TRIUM Global Executive MBA 
HEC also offers the TRIUM Global Executive MBA programme jointly with Stern School of Business of NYU and the London School of Economics. It is divided into six modules that are held in five international business locations over 16 months.

PhD Program 
The HEC Paris PhD in Management provides training for careers in research and academia. It offers 7 specialisations and usually takes 4–5 years to complete. The specialisations offered are Accounting & Management Control, Economics & Decision Sciences, Finance, Information Systems & Operations Management, Management & Human Resources, Marketing, and Strategy & Business Policy. As of December 2020, there are 59 students in the program, representing 18 nationalities. More than 90% of the students join an academic career upon completion. All PhD students receive a full tuition waiver, a five-year cost-of-living scholarship and research support funding.

Admissions 
HEC Paris is among the most selective French grandes écoles. The number of applications has steadily increased over the years.

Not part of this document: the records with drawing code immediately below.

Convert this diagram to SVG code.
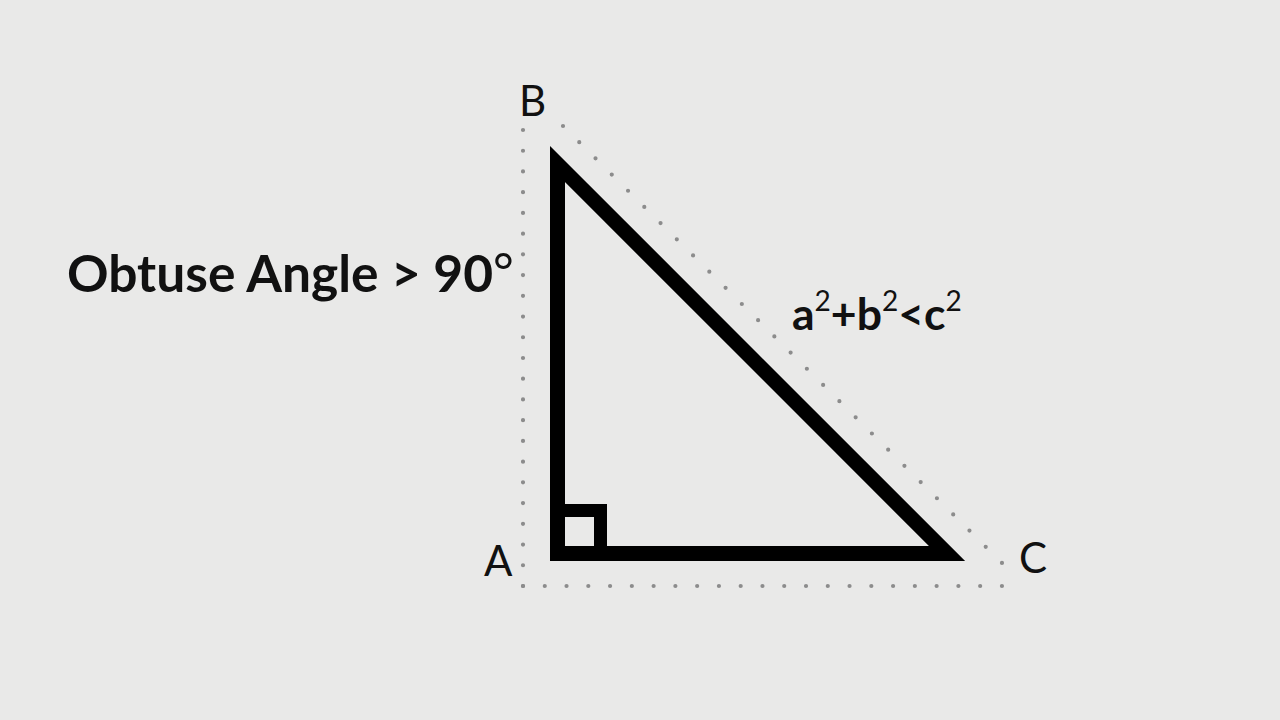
<svg xmlns="http://www.w3.org/2000/svg" width="1280" height="720" viewBox="0 0 1280 720">
<style>
.dots{fill:none;stroke:#8c8c8c;stroke-width:4.2;stroke-linecap:round}
.shape{fill:none;stroke:#000;stroke-width:15;stroke-linejoin:miter}
.lbl{font-family:Lato,"Open Sans","Liberation Sans",sans-serif;fill:#111}
.v{font-size:42px;font-weight:400}
.b{font-weight:700}
.r{font-weight:400}
</style>
<rect width="1280" height="720" fill="#e9e9e8"/>
<g id="guides">
<line class="dots" x1="523" y1="130" x2="523" y2="586" stroke-dasharray="0 20.727"/>
<line class="dots" x1="523" y1="586" x2="1002" y2="586" stroke-dasharray="0 21.77"/>
<line class="dots" x1="563" y1="126" x2="1002" y2="563" stroke-dasharray="0 22.94"/>
</g>
<g id="triangle">
<polygon class="shape" points="557.5,164 557.5,553.5 947,553.5"/>
<polyline fill="none" stroke="#000" stroke-width="13" points="560,510.5 600.5,510.5 600.5,548"/>
</g>
<g id="label-B"><text class="lbl v" x="519" y="116">B</text></g>
<g id="label-A"><text class="lbl v" x="484" y="576">A</text></g>
<g id="label-C"><text class="lbl v" x="1019" y="573">C</text></g>
<g id="angle-label"><text class="lbl b" x="67" y="292" font-size="51.5">Obtuse Angle &gt; 90<tspan class="r" font-size="50" dy="-3">°</tspan></text></g>
<g id="formula"><text class="lbl b" x="792" y="330" font-size="44.5">a<tspan class="r" font-size="28" dy="-19">2</tspan><tspan dy="19">+b</tspan><tspan class="r" font-size="28" dy="-19">2</tspan><tspan dy="19">&lt;c</tspan><tspan class="r" font-size="28" dy="-19">2</tspan></text></g>
</svg>
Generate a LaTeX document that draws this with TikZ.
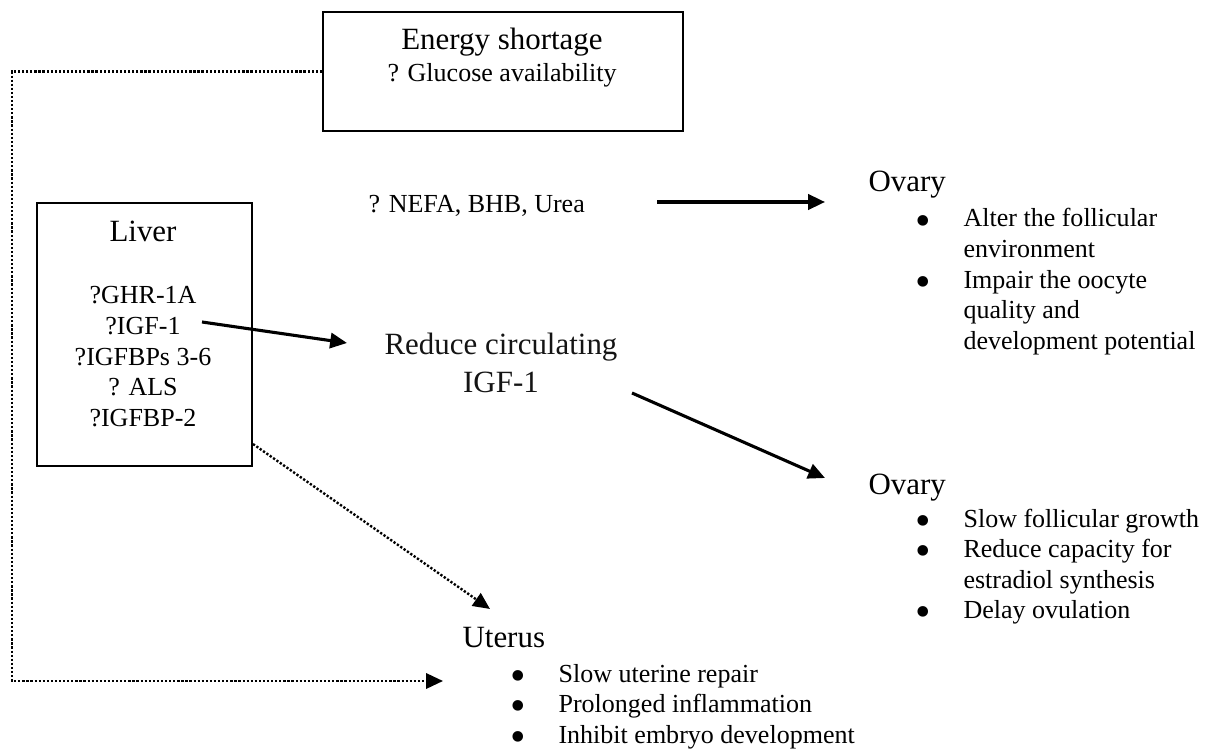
\documentclass[tikz,border=0pt]{standalone}
\usepackage{fontspec}
\setmainfont{Liberation Serif}
\usetikzlibrary{arrows.meta}
\newcommand{\itm}{\llap{\makebox[0pt][c]{\smash{\raisebox{-0.1cm}{\scalebox{1.7}{\textbullet}}}}\hspace{0.5cm}}}
\tikzset{
  box/.style={draw, line width=0.7pt, inner sep=0pt},
  bigtext/.style={font=\fontsize{11}{13.5}\selectfont, inner sep=0pt},
  smalltext/.style={font=\fontsize{9.25}{10.9}\selectfont, inner sep=0pt},
  flow/.style={line width=1.1pt, -{Triangle[length=0.21cm,width=0.19cm]}},
  dotflow/.style={line width=0.85pt, dash pattern=on 0.8pt off 0.65pt,
    -{Triangle[length=0.21cm,width=0.19cm]}}
}

\begin{document}
\begin{tikzpicture}[x=0.0125cm,y=-0.0125cm]
\useasboundingbox (0,0) rectangle (1212,752);
% boxes
\node[box, minimum width=4.5cm, minimum height=1.4875cm, anchor=north west] (energy) at (322,11) {};
\node[box, minimum width=2.6875cm, minimum height=3.2875cm, anchor=north west] (liver) at (36,202) {};
% texts
\node[bigtext, anchor=base] (energy-title) at (502,50) {Energy shortage};
\node[smalltext, anchor=base] (glucose) at (502,82) {? Glucose availability};
\node[bigtext, anchor=base] (liver-title) at (143,242) {Liver};
\node[smalltext, anchor=base] (liver-list) at (143,304)
  {\begin{tabular}[t]{@{}c@{}}?GHR-1A\\ ?IGF-1\\ ?IGFBPs 3-6\\ ? ALS\\ ?IGFBP-2\end{tabular}};
\node[smalltext, anchor=base west] (nefa) at (368,213) {? NEFA, BHB, Urea};
\node[bigtext, anchor=base, text=black!92] (reduce) at (501,355)
  {\begin{tabular}[t]{@{}c@{}}Reduce circulating\\ IGF-1\end{tabular}};
\node[bigtext, anchor=base west] (ovary-a) at (868,192) {Ovary};
\node[smalltext, anchor=base west] (ovary-a-list) at (963,227)
  {\begin{tabular}[t]{@{}l@{}}\itm Alter the follicular\\ environment\\ \itm Impair the oocyte\\ quality and\\ development potential\end{tabular}};
\node[bigtext, anchor=base west] (ovary-b) at (868,494) {Ovary};
\node[smalltext, anchor=base west] (ovary-b-list) at (963,527)
  {\begin{tabular}[t]{@{}l@{}}\itm Slow follicular growth\\ \itm Reduce capacity for\\ estradiol synthesis\\ \itm Delay ovulation\end{tabular}};
\node[bigtext, anchor=base west] (uterus) at (462,647) {Uterus};
\node[smalltext, anchor=base west] (uterus-list) at (558,682)
  {\begin{tabular}[t]{@{}l@{}}\itm Slow uterine repair\\ \itm Prolonged inflammation\\ \itm Inhibit embryo development\end{tabular}};
% arrow ends
\coordinate (igf-out) at (202,322);
\coordinate (reduce-in) at (347,343);
\coordinate (nefa-out) at (657,202);
\coordinate (ovary-a-in) at (825,202);
\coordinate (reduce-out) at (632,393);
\coordinate (ovary-b-in) at (825,478);
\coordinate (uterus-top) at (490,609);
\coordinate (uterus-side) at (443,681);
% arrows
\draw[flow] (igf-out) -- (reduce-in);
\draw[flow] (nefa-out) -- (ovary-a-in);
\draw[flow] (reduce-out) -- (ovary-b-in);
\draw[dotflow] ([yshift=0.2875cm]liver.south east) -- (uterus-top);
\draw[dotflow] (energy.west) -- ++(-310,0) |- (uterus-side);
\end{tikzpicture}
\end{document}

Research and Entrepreneurship 

HEC Paris has several centres of research:
HI! PARIS CENTER - A collaboration with the Institut Polytechnique de Paris (IP Paris), this interdisciplinary and inter-institutional centre combines education, research and innovation to investigate the major challenges surrounding digital transformation and its impact on companies and society at large. This Center combines the 300 researchers and infrastructures of IP Paris and HEC Paris.
Society & Organizations Institute - an interdisciplinary Institute that brings together over 60 professors to research, teach and implement ideas in sustainability and inclusion.
GREGHEC - The Groupement de Recherche et d’Etudes en Gestion à HEC Paris is a joint research laboratory focused on economics and management in France.
Innovation & Entrepreneurship Center - 20 partnerships of excellence; 400 projects supported each year; an ecosystem of 400 professors, researchers and recognized experts.

The school has been offering a degree in entrepreneurship for more than 40 years, by creating HEC Entrepreneurs in 1977, which has today become the MSc X-HEC Entrepreneurs, in partnership with École Polytechnique. Since the creation of HEC Entrepreneurs, HEC alumni have created more than 600 companies. Between 2004 and 2013, the percentage of entrepreneurs per class jumped from 10% to 25%. In 2007, HEC Paris created Incubateur HEC Paris, its startup incubator dedicated to supporting alumni-created startups. Currently directed by Antoine Leprêtre, the incubator has been part of the Station F campus since 2017.

Student life

Campuses

France

HEC is located on a 110-hectare woodland campus in Jouy-en-Josas, 16  km. (10 miles) southwest of central Paris, close to Versailles. Jouy-en-Josas is served by the RER Parisian suburban train and the local bus service. The campus is built around a 19th-century château, which is currently used for Executive Education classes.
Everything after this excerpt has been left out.